→ **TASK BRIEF**:
Write out the listing below in full and exactly, leaving out every picture.
>> START DATA EXTRACT
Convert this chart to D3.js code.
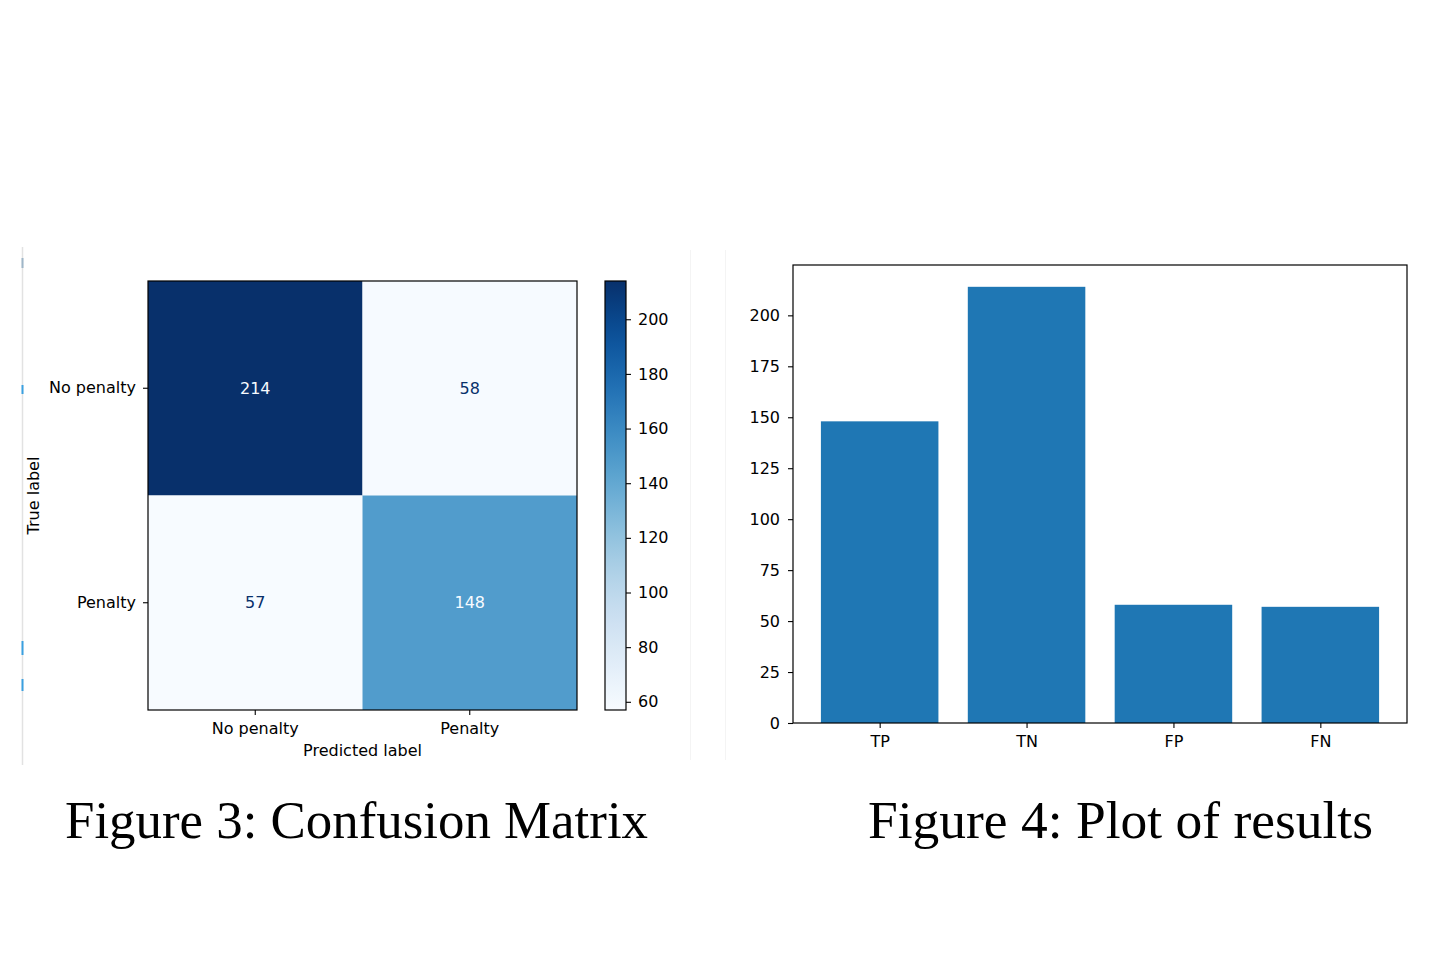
<!DOCTYPE html>
<html>
<head>
<meta charset="utf-8">
<script src="https://cdn.jsdelivr.net/npm/d3@7"></script>
<style>
  html, body { margin: 0; padding: 0; background: #fff; }
  svg { display: block; }
  .tick text { font-family: "DejaVu Sans", sans-serif; font-size: 16px; fill: #000; }
  .tick line { stroke: #000; stroke-width: 1.1; }
  .domain { stroke: none; }
  .caption { font-family: "Liberation Serif", "DejaVu Serif", serif; font-size: 52px; fill: #000; }
</style>
</head>
<body>
<script>
  // confusion matrix data
  const classLabels = ["No penalty", "Penalty"];
  const matrix = [
    [214, 58],
    [57, 148]
  ];
  const colorbarTicks = [60, 80, 100, 120, 140, 160, 180, 200];

  // bar chart data
  const outcomes = ["TP", "TN", "FP", "FN"];
  const counts = [148, 214, 58, 57];
  const barTicks = [0, 25, 50, 75, 100, 125, 150, 175, 200];

  const captions = ["Figure 3: Confusion Matrix", "Figure 4: Plot of results"];

  const W = 1440, H = 960;
  const svg = d3.select("body").append("svg")
    .attr("width", W)
    .attr("height", H);

  // faint edges left over from the pasted images
  const edges = svg.append("g");
  edges.append("line").attr("x1", 22.5).attr("x2", 22.5).attr("y1", 247).attr("y2", 765)
    .attr("stroke", "#e2e2e2").attr("stroke-width", 1.5);
  edges.append("line").attr("x1", 690.5).attr("x2", 690.5).attr("y1", 250).attr("y2", 760)
    .attr("stroke", "#f4f4f4");
  edges.append("line").attr("x1", 725.5).attr("x2", 725.5).attr("y1", 250).attr("y2", 760)
    .attr("stroke", "#f4f4f4");
  [[258, 268, "#9fb6c8"], [385, 394, "#3aa0e0"], [641, 655, "#3aa0e0"], [679, 691, "#3aa0e0"]]
    .forEach(m => edges.append("line").attr("x1", 22.5).attr("x2", 22.5)
      .attr("y1", m[0]).attr("y2", m[1]).attr("stroke", m[2]).attr("stroke-width", 2));

  // ---------- confusion matrix ----------
  const cm = { left: 148, top: 281, size: 429 };
  const vmin = d3.min(matrix.flat()), vmax = d3.max(matrix.flat());
  const color = d3.scaleSequential(d3.interpolateBlues).domain([vmin, vmax]);

  const cx = d3.scaleBand().domain(classLabels).range([cm.left, cm.left + cm.size]);
  const cy = d3.scaleBand().domain(classLabels).range([cm.top, cm.top + cm.size]);

  const cells = [];
  matrix.forEach((row, i) => row.forEach((v, j) => cells.push({ t: classLabels[i], p: classLabels[j], v })));

  const cmG = svg.append("g");
  cmG.selectAll("rect.cell")
    .data(cells)
    .enter()
    .append("rect")
    .attr("class", "cell")
    .attr("x", d => cx(d.p))
    .attr("y", d => cy(d.t))
    .attr("width", cx.bandwidth())
    .attr("height", cy.bandwidth())
    .attr("fill", d => color(d.v));

  const thresh = (vmin + vmax) / 2;
  cmG.selectAll("text.val")
    .data(cells)
    .enter()
    .append("text")
    .attr("class", "val")
    .attr("x", d => cx(d.p) + cx.bandwidth() / 2)
    .attr("y", d => cy(d.t) + cy.bandwidth() / 2)
    .attr("dy", "0.35em")
    .attr("text-anchor", "middle")
    .style("font-family", "DejaVu Sans, sans-serif")
    .style("font-size", "16px")
    .attr("fill", d => d.v > thresh ? color(vmin) : color(vmax))
    .text(d => d.v);

  cmG.append("rect")
    .attr("x", cm.left).attr("y", cm.top)
    .attr("width", cm.size).attr("height", cm.size)
    .attr("fill", "none").attr("stroke", "#000").attr("stroke-width", 1.2);

  cmG.append("g")
    .attr("transform", `translate(${cm.left},0)`)
    .call(d3.axisLeft(cy).tickSize(5).tickPadding(7));
  cmG.append("g")
    .attr("transform", `translate(0,${cm.top + cm.size})`)
    .call(d3.axisBottom(cx).tickSize(5).tickPadding(8));

  cmG.append("text")
    .attr("x", cm.left + cm.size / 2)
    .attr("y", 756)
    .attr("text-anchor", "middle")
    .style("font-family", "DejaVu Sans, sans-serif")
    .style("font-size", "16px")
    .text("Predicted label");
  cmG.append("text")
    .attr("transform", `translate(39,${cm.top + cm.size / 2}) rotate(-90)`)
    .attr("text-anchor", "middle")
    .style("font-family", "DejaVu Sans, sans-serif")
    .style("font-size", "16px")
    .text("True label");

  // colorbar
  const cb = { left: 605, width: 21 };
  const cbScale = d3.scaleLinear().domain([vmin, vmax]).range([cm.top + cm.size, cm.top]);
  const defs = svg.append("defs");
  const grad = defs.append("linearGradient")
    .attr("id", "blues").attr("x1", 0).attr("y1", 1).attr("x2", 0).attr("y2", 0);
  d3.range(0, 1.0001, 0.05).forEach(t => {
    grad.append("stop").attr("offset", t).attr("stop-color", d3.interpolateBlues(t));
  });
  svg.append("rect")
    .attr("x", cb.left).attr("y", cm.top)
    .attr("width", cb.width).attr("height", cm.size)
    .attr("fill", "url(#blues)")
    .attr("stroke", "#000").attr("stroke-width", 1.2);
  svg.append("g")
    .attr("transform", `translate(${cb.left + cb.width},0)`)
    .call(d3.axisRight(cbScale).tickValues(colorbarTicks).tickSize(5).tickPadding(7));

  // ---------- bar chart ----------
  const bc = { left: 793, right: 1407, top: 265, bottom: 723 };
  const bx = d3.scaleLinear().domain([-0.59, outcomes.length - 1 + 0.59]).range([bc.left, bc.right]);
  const by = d3.scaleLinear().domain([0, d3.max(counts) * 1.05]).range([bc.bottom, bc.top]);
  const barW = 0.8;

  const bcG = svg.append("g");
  bcG.selectAll("rect.bar")
    .data(outcomes.map((k, i) => ({ k, i, v: counts[i] })))
    .enter()
    .append("rect")
    .attr("class", "bar")
    .attr("x", d => bx(d.i - barW / 2))
    .attr("width", d => bx(d.i + barW / 2) - bx(d.i - barW / 2))
    .attr("y", d => by(d.v))
    .attr("height", d => by(0) - by(d.v))
    .attr("fill", "#1f77b4");

  bcG.append("rect")
    .attr("x", bc.left).attr("y", bc.top)
    .attr("width", bc.right - bc.left).attr("height", bc.bottom - bc.top)
    .attr("fill", "none").attr("stroke", "#000").attr("stroke-width", 1.2);

  bcG.append("g")
    .attr("transform", `translate(${bc.left},0)`)
    .call(d3.axisLeft(by).tickValues(barTicks).tickSize(5).tickPadding(8));
  bcG.append("g")
    .attr("transform", `translate(0,${bc.bottom})`)
    .call(d3.axisBottom(bx).tickValues(d3.range(outcomes.length))
      .tickFormat(i => outcomes[i]).tickSize(5).tickPadding(8));

  // ---------- captions ----------
  const capPos = [[65, 648], [868, 1373]];
  svg.selectAll("text.caption")
    .data(captions)
    .enter()
    .append("text")
    .attr("class", "caption")
    .attr("x", (d, i) => capPos[i][0])
    .attr("y", 838)
    .attr("textLength", (d, i) => capPos[i][1] - capPos[i][0])
    .attr("lengthAdjust", "spacingAndGlyphs")
    .text(d => d);
</script>
</body>
</html>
>> END DATA EXTRACT
→ **FINISHED TASK**:
Convert this chart to D3.js code.
<!DOCTYPE html>
<html>
<head>
<meta charset="utf-8">
<script src="https://cdn.jsdelivr.net/npm/d3@7"></script>
<style>
  html, body { margin: 0; padding: 0; background: #fff; }
  svg { display: block; }
  .tick text { font-family: "DejaVu Sans", sans-serif; font-size: 16px; fill: #000; }
  .tick line { stroke: #000; stroke-width: 1.1; }
  .domain { stroke: none; }
  .caption { font-family: "Liberation Serif", "DejaVu Serif", serif; font-size: 52px; fill: #000; }
</style>
</head>
<body>
<script>
  // confusion matrix data
  const classLabels = ["No penalty", "Penalty"];
  const matrix = [
    [214, 58],
    [57, 148]
  ];
  const colorbarTicks = [60, 80, 100, 120, 140, 160, 180, 200];

  // bar chart data
  const outcomes = ["TP", "TN", "FP", "FN"];
  const counts = [148, 214, 58, 57];
  const barTicks = [0, 25, 50, 75, 100, 125, 150, 175, 200];

  const captions = ["Figure 3: Confusion Matrix", "Figure 4: Plot of results"];

  const W = 1440, H = 960;
  const svg = d3.select("body").append("svg")
    .attr("width", W)
    .attr("height", H);

  // faint edges left over from the pasted images
  const edges = svg.append("g");
  edges.append("line").attr("x1", 22.5).attr("x2", 22.5).attr("y1", 247).attr("y2", 765)
    .attr("stroke", "#e2e2e2").attr("stroke-width", 1.5);
  edges.append("line").attr("x1", 690.5).attr("x2", 690.5).attr("y1", 250).attr("y2", 760)
    .attr("stroke", "#f4f4f4");
  edges.append("line").attr("x1", 725.5).attr("x2", 725.5).attr("y1", 250).attr("y2", 760)
    .attr("stroke", "#f4f4f4");
  [[258, 268, "#9fb6c8"], [385, 394, "#3aa0e0"], [641, 655, "#3aa0e0"], [679, 691, "#3aa0e0"]]
    .forEach(m => edges.append("line").attr("x1", 22.5).attr("x2", 22.5)
      .attr("y1", m[0]).attr("y2", m[1]).attr("stroke", m[2]).attr("stroke-width", 2));

  // ---------- confusion matrix ----------
  const cm = { left: 148, top: 281, size: 429 };
  const vmin = d3.min(matrix.flat()), vmax = d3.max(matrix.flat());
  const color = d3.scaleSequential(d3.interpolateBlues).domain([vmin, vmax]);

  const cx = d3.scaleBand().domain(classLabels).range([cm.left, cm.left + cm.size]);
  const cy = d3.scaleBand().domain(classLabels).range([cm.top, cm.top + cm.size]);

  const cells = [];
  matrix.forEach((row, i) => row.forEach((v, j) => cells.push({ t: classLabels[i], p: classLabels[j], v })));

  const cmG = svg.append("g");
  cmG.selectAll("rect.cell")
    .data(cells)
    .enter()
    .append("rect")
    .attr("class", "cell")
    .attr("x", d => cx(d.p))
    .attr("y", d => cy(d.t))
    .attr("width", cx.bandwidth())
    .attr("height", cy.bandwidth())
    .attr("fill", d => color(d.v));

  const thresh = (vmin + vmax) / 2;
  cmG.selectAll("text.val")
    .data(cells)
    .enter()
    .append("text")
    .attr("class", "val")
    .attr("x", d => cx(d.p) + cx.bandwidth() / 2)
    .attr("y", d => cy(d.t) + cy.bandwidth() / 2)
    .attr("dy", "0.35em")
    .attr("text-anchor", "middle")
    .style("font-family", "DejaVu Sans, sans-serif")
    .style("font-size", "16px")
    .attr("fill", d => d.v > thresh ? color(vmin) : color(vmax))
    .text(d => d.v);

  cmG.append("rect")
    .attr("x", cm.left).attr("y", cm.top)
    .attr("width", cm.size).attr("height", cm.size)
    .attr("fill", "none").attr("stroke", "#000").attr("stroke-width", 1.2);

  cmG.append("g")
    .attr("transform", `translate(${cm.left},0)`)
    .call(d3.axisLeft(cy).tickSize(5).tickPadding(7));
  cmG.append("g")
    .attr("transform", `translate(0,${cm.top + cm.size})`)
    .call(d3.axisBottom(cx).tickSize(5).tickPadding(8));

  cmG.append("text")
    .attr("x", cm.left + cm.size / 2)
    .attr("y", 756)
    .attr("text-anchor", "middle")
    .style("font-family", "DejaVu Sans, sans-serif")
    .style("font-size", "16px")
    .text("Predicted label");
  cmG.append("text")
    .attr("transform", `translate(39,${cm.top + cm.size / 2}) rotate(-90)`)
    .attr("text-anchor", "middle")
    .style("font-family", "DejaVu Sans, sans-serif")
    .style("font-size", "16px")
    .text("True label");

  // colorbar
  const cb = { left: 605, width: 21 };
  const cbScale = d3.scaleLinear().domain([vmin, vmax]).range([cm.top + cm.size, cm.top]);
  const defs = svg.append("defs");
  const grad = defs.append("linearGradient")
    .attr("id", "blues").attr("x1", 0).attr("y1", 1).attr("x2", 0).attr("y2", 0);
  d3.range(0, 1.0001, 0.05).forEach(t => {
    grad.append("stop").attr("offset", t).attr("stop-color", d3.interpolateBlues(t));
  });
  svg.append("rect")
    .attr("x", cb.left).attr("y", cm.top)
    .attr("width", cb.width).attr("height", cm.size)
    .attr("fill", "url(#blues)")
    .attr("stroke", "#000").attr("stroke-width", 1.2);
  svg.append("g")
    .attr("transform", `translate(${cb.left + cb.width},0)`)
    .call(d3.axisRight(cbScale).tickValues(colorbarTicks).tickSize(5).tickPadding(7));

  // ---------- bar chart ----------
  const bc = { left: 793, right: 1407, top: 265, bottom: 723 };
  const bx = d3.scaleLinear().domain([-0.59, outcomes.length - 1 + 0.59]).range([bc.left, bc.right]);
  const by = d3.scaleLinear().domain([0, d3.max(counts) * 1.05]).range([bc.bottom, bc.top]);
  const barW = 0.8;

  const bcG = svg.append("g");
  bcG.selectAll("rect.bar")
    .data(outcomes.map((k, i) => ({ k, i, v: counts[i] })))
    .enter()
    .append("rect")
    .attr("class", "bar")
    .attr("x", d => bx(d.i - barW / 2))
    .attr("width", d => bx(d.i + barW / 2) - bx(d.i - barW / 2))
    .attr("y", d => by(d.v))
    .attr("height", d => by(0) - by(d.v))
    .attr("fill", "#1f77b4");

  bcG.append("rect")
    .attr("x", bc.left).attr("y", bc.top)
    .attr("width", bc.right - bc.left).attr("height", bc.bottom - bc.top)
    .attr("fill", "none").attr("stroke", "#000").attr("stroke-width", 1.2);

  bcG.append("g")
    .attr("transform", `translate(${bc.left},0)`)
    .call(d3.axisLeft(by).tickValues(barTicks).tickSize(5).tickPadding(8));
  bcG.append("g")
    .attr("transform", `translate(0,${bc.bottom})`)
    .call(d3.axisBottom(bx).tickValues(d3.range(outcomes.length))
      .tickFormat(i => outcomes[i]).tickSize(5).tickPadding(8));

  // ---------- captions ----------
  const capPos = [[65, 648], [868, 1373]];
  svg.selectAll("text.caption")
    .data(captions)
    .enter()
    .append("text")
    .attr("class", "caption")
    .attr("x", (d, i) => capPos[i][0])
    .attr("y", 838)
    .attr("textLength", (d, i) => capPos[i][1] - capPos[i][0])
    .attr("lengthAdjust", "spacingAndGlyphs")
    .text(d => d);
</script>
</body>
</html>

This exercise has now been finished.